Sorting through the noise: Using computational methods to isolate key themes of online discussions

In the following blog post, Simon Rodier (pictured above) describes his time working with Project Someone on Words in Context and how this work relates to his Master’s thesis.

By Simon Rodier

I came to Project Someone with a background in computer science and an interest in using computational methods to analyze online speech about controversial issues. 

Discussions about contentious issues in online fora are particularly fascinating to me––anecdotally, we have all seen the stark divisions that form when people debate hot topics online. We often see proponents become entrenched in their own positions, essentially preventing any productive dialogue or negotiation from occurring.
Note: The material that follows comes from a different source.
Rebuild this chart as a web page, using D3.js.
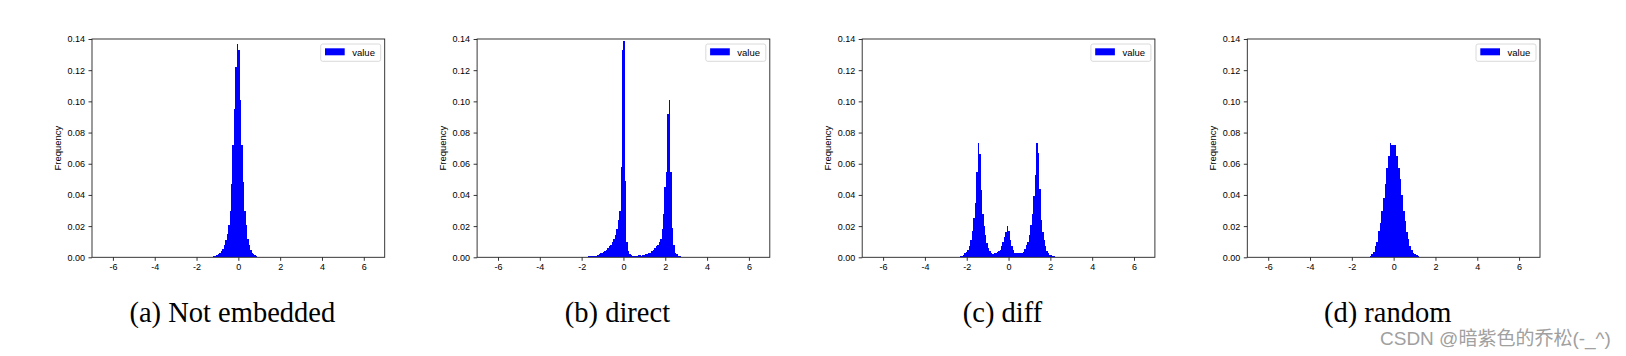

To complicate matters, online discussion about any given issue often happens over many platforms, between different people, and involves large volumes of text. My goal was to dig deeper into such discussions by sorting through them computationally in order to identify the major themes at play. This approach is useful for community stakeholders seeking to intervene in the larger debate, as it gives them a sense of how the public understands and interprets the issues at stake.  

My work with Project Someone unfolded along two major axes. In the first, I worked on the Words in Context project, where my major contribution was to develop a database and website that would  house and display the results of the team’s research into online speech about contentious issues in Canada and Lebanon. Together, we created a website that allows users to dig into how specific language is used in the corpora we analyzed, which was divided into thematic sections, each represented by several quotes and keywords drawn from the source texts. 

Out of this project I developed the basis of my M.A. thesis in Educational Technology, for which I designed a methodology using topic models to computationally identify thematic groupings in text. The method leverages the statistical co-occurrence of words within documents to group them into latent “topics.” An early version of the methodology was applied to a subset of a corpus used for Words in Context, and was ultimately refined for use in my thesis to identify some of the major themes of the controversy surrounding Brett Kavanaugh’s nomination to the U.S. Supreme Court in 2018.

Taken together, both axes of my work encourage readers and communities to engage more critically with trends in online discussions about contentious issues––an important step towards more effective interventions in public debate.